Transgenic technology has been particularly useful in immunology, oncology, and studies on genetic basis of diseases and in gene therapy. Transgenic animals have been created for their potential use in diverse fields. These animals are disease resistant and provide meat and milk at a lower cost of production. Besides, they serve as bioreactor producing useful drugs, vaccines, hormones, organs for transplantation and many other products benefiting mankind.


While transgenic mice are often used as an experimental tool, this technique can not be always applied to farm animals to derive commercial benefits. It is too difficult to be applied to large domestic animals due to following reasons.
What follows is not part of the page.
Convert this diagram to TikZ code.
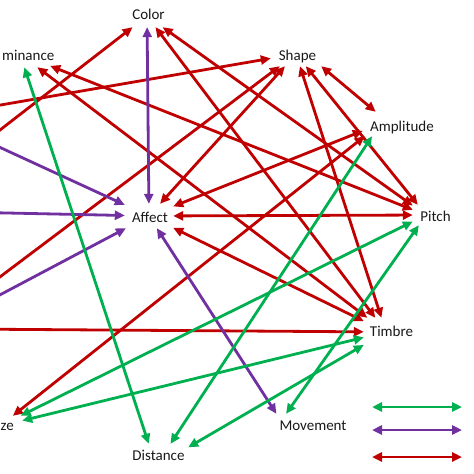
\documentclass[tikz,border=0pt]{standalone}
\usepackage{fontspec}
\setmainfont{Carlito}
\usetikzlibrary{arrows.meta,calc}
\definecolor{cred}{HTML}{C00000}
\definecolor{cpurple}{HTML}{7030A0}
\definecolor{cgreen}{HTML}{00B050}
\begin{document}
\begin{tikzpicture}[x=1pt,y=-1pt,
  hub/.style={draw=none, rectangle, inner sep=0pt},
  txt/.style={font=\fontsize{15}{18}\selectfont, inner sep=0pt, text=black!90},
  link/.style={line width=2.8pt, {Triangle[length=10pt,width=9pt]}-{Triangle[length=10pt,width=9pt]}},
  rl/.style={link, draw=cred},
  pl/.style={link, draw=cpurple},
  gl/.style={link, draw=cgreen}]
\useasboundingbox (0,0) rectangle (474,474);
\clip (0,0) rectangle (474,474);
\fill[white] (0,0) rectangle (474,474);

% hubs (arrow end regions)
\node[hub, minimum width=40pt, minimum height=22pt] (Color) at (147,16) {};
\node[hub, minimum width=60pt, minimum height=26pt] (Dominance) at (20,54) {};
\node[hub, minimum width=50pt, minimum height=24pt] (Shape) at (296,54) {};
\node[hub, minimum width=34pt, minimum height=24pt] (Amplitude) at (380,124) {};
\node[hub, minimum width=26pt, minimum height=20pt] (Pitch) at (426,215) {};
\node[hub, minimum width=48pt, minimum height=24pt] (Affect) at (149,216) {};
\node[hub, minimum width=44pt, minimum height=28pt] (Timbre) at (386,332) {};
\node[hub, minimum width=44pt, minimum height=20pt] (Size) at (0,426) {};
\node[hub, minimum width=64pt, minimum height=44pt] (Distance) at (156,466) {};
\node[hub, minimum width=12pt, minimum height=14pt] (Movement) at (281,421) {};

% texts
\node[txt] (tColor) at (148.5,14.5) {Color};
\node[txt, anchor=west] (tDominance) at (2,55) {minance};
\node[txt] (tShape) at (297.5,56.5) {Shape};
\node[txt] (tAmplitude) at (402,127.5) {Amplitude};
\node[txt] (tPitch) at (435.5,216) {Pitch};
\node[txt] (tAffect) at (150,217) {Affect};
\node[txt] (tTimbre) at (391.5,331.5) {Timbre};
\node[txt, anchor=west] (tSize) at (0.5,426.5) {ze};
\node[txt] (tDistance) at (158.5,455.5) {Distance};
\node[txt] (tMovement) at (313,426) {Movement};

% off-picture ends
\coordinate (L1) at (-40,112);
\coordinate (L2) at (-40,161);
\coordinate (L3) at (-40,129);
\coordinate (L4) at (-40,212);
\coordinate (L5) at (-40,307);
\coordinate (L6) at (-40,316);
\coordinate (L7) at (-40,329);

% red links
\draw[rl] (L1) -- (Shape);
\draw[rl] (L2) -- (Color);
\draw[rl] (L5) -- (Shape);
\draw[rl] (L7) -- (Timbre);
\draw[rl] (Dominance) -- (Timbre);
\draw[rl] (Dominance) -- (Pitch);
\draw[rl] (Color) -- (Timbre);
\draw[rl] (Color) -- (Pitch);
\draw[rl] (Shape) -- (Affect);
\draw[rl] (Shape) -- (Timbre);
\draw[rl] (Shape) -- (Pitch);
\draw[rl] (Shape.south east) -- ($(Amplitude.north west)!0.75!(Amplitude.north)$);
\draw[rl] (Amplitude) -- (Affect);
\draw[rl] (Amplitude) -- (Size);
\draw[rl] (Pitch) -- (Affect);
\draw[rl] (Affect) -- (Timbre);

% purple links
\draw[pl] (L3) -- (Affect);
\draw[pl] (L4) -- (Affect);
\draw[pl] (L6) -- (Affect);
\draw[pl] (Color) -- (Affect);
\draw[pl] (Affect) -- (Movement);

% green links
\draw[gl] (Dominance) -- (Distance);
\draw[gl] (Amplitude) -- (Distance);
\draw[gl] (Pitch) -- (Size);
\draw[gl] (Pitch) -- (Movement);
\draw[gl] (Timbre) -- (Size);
\draw[gl] (Timbre) -- (Distance);

% legend
\coordinate (g1) at (372,407); \coordinate (g2) at (462,407);
\coordinate (p1) at (372,430); \coordinate (p2) at (462,430);
\coordinate (r1) at (372,457); \coordinate (r2) at (462,457);
\draw[gl] (g1) -- (g2);
\draw[pl] (p1) -- (p2);
\draw[rl] (r1) -- (r2);
\end{tikzpicture}
\end{document}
1.    They produce not more than two offspring.
2.    Re-implantation of manipulated embryo is more difficult for farm animals such as sheep and cattle.
3.    The eggs of many domestic animals have opaque cytoplasm where their pronuclei or nuclei can not be visible.
4.    The enhanced growth of mice after the transfer of human growth hormone gene is an effort which is not easy to apply for other domestic animals.

However, Genetic engineering is most powerful technique available in applied genetics and biotechnology. It gives us the power to study and to change the genetic instruction of an organism including ourselves. Other living organisms can be changed for the benefit of human beings and we are even beginning to manipulate our own genes to cure genetic diseases.